Chronique livre : Ma dernière création est un piège à taupes – Mikhaïl Kalachnikov, sa vie, son oeuvre

d’Oliver Rohe

Voilà un bouquin terriblement futé et affûté, malin comme ça n’est pas permis, et véritablement passionnant. Ceux qui me connaissent un peu seront probablement étonnés de me voir lire un tel livre: je tremble devant la moindre tapette, considère le couteau à pain comme une arme de destruction massive, et pleure pendant trois semaines, lorsqu’à bout de nerfs, je me vois contrainte de tuer une souris à coup de granulés empoisonnés. Un livre sur l’inventeur de l’AK-47, c’était donc un peu beaucoup de violence armée pour la lectrice que je suis. Mais la manière de procéder d’Oliver Rohe vaut son pesant de munitions.

L’auteur a choisi trois points de vue pour raconter le périple de cette arme : la biographie de son inventeur, l’histoire de l’arme elle-même ou plutôt l’évolution de l’arme dans l’Histoire et enfin, la description d’images emblématiques de l’usage de cette arme et de sa portée symbolique. De ce croisement, cet entremêlement entre le biographique, l’historique et la représentation d’un phénomène, naît une réelle profondeur, une vision en 3D du sujet. La vie de Kalachnikov révèle un ingénieur quasi-autodidacte, dont la folie monomaniaque créatrice et perfectionniste, est finalement à la (dé)mesure de l’histoire de l’arme qu’il a inventée. Cette folie créatrice, de l’arme idéale, a “porté ses fruits”, puisque l’utilisation massive et durable de l’AK-47, encore aujourd’hui est à la hauteur de l’intransigeance et de l’efficacité de son créateur. Mais tout l’intérêt de l’étude de l’histoire du fusil, c’est cette inversion symbolique de son utilisation, révélateur de l’évolution de la société.
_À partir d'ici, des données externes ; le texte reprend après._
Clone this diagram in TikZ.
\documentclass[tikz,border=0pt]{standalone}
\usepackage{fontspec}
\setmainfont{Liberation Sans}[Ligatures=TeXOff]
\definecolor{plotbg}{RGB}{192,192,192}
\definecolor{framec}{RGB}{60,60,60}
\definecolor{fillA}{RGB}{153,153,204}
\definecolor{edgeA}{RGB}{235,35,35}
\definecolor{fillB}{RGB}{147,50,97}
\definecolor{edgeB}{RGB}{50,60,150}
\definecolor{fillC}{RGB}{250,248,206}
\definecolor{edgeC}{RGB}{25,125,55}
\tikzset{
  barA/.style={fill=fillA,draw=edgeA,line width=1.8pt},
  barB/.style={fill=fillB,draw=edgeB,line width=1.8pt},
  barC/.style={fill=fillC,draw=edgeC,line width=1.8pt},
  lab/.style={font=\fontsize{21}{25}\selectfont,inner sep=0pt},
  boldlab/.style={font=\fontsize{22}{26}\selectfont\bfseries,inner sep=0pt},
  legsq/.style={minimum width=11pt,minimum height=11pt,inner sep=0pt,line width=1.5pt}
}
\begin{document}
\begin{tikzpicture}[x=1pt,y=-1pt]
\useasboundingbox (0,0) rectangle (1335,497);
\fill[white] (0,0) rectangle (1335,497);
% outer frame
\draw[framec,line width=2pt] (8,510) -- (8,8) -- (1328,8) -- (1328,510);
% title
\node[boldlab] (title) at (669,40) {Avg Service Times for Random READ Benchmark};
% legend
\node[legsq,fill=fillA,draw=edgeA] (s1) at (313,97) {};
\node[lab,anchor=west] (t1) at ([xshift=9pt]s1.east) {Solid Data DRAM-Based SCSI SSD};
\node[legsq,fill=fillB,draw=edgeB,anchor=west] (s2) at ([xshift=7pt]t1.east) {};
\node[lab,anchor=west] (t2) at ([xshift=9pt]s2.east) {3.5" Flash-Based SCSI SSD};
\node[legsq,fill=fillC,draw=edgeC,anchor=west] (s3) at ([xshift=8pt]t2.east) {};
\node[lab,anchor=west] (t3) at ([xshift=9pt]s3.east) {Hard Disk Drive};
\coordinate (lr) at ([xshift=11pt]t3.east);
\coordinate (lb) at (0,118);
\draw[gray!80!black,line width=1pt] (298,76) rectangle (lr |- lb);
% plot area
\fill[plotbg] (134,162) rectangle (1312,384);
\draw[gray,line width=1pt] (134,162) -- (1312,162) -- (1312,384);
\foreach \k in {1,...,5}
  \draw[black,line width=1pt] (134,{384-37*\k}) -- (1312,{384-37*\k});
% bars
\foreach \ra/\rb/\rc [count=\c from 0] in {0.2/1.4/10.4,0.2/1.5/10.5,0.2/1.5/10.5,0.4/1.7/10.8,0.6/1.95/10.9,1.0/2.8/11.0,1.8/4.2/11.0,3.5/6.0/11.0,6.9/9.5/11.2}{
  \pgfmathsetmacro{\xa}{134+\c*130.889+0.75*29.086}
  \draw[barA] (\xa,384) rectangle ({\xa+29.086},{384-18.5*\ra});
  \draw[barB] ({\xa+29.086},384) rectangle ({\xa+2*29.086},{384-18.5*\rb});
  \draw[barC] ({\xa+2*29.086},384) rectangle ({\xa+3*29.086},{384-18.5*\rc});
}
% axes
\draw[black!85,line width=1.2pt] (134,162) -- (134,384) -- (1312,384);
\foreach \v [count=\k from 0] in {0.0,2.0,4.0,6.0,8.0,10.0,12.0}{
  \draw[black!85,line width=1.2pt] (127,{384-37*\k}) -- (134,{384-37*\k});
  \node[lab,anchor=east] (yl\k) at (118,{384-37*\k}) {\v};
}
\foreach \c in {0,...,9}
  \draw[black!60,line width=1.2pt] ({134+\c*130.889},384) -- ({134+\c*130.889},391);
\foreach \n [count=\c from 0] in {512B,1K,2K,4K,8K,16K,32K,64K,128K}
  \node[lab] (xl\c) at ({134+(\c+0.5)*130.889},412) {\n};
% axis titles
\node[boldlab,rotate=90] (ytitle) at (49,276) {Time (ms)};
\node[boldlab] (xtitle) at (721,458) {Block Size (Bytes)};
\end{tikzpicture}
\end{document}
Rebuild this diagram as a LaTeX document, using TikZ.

Tout d’abord arme purement communiste, puis “récupérée” par les groupuscules révolutionnaires de tous types, l’AK-47 est aujourd’hui un véritable symbole capitaliste, une marque de fabrique, dont les ventes et le trafic rapportent des sommes phénoménales. Glaçant.

L’écriture d’Oliver Rohe sobre, efficace, directe, n’est pourtant jamais asséchée. Et la construction alternée du récit en apporte tout le sel et la profondeur. Belle découverte.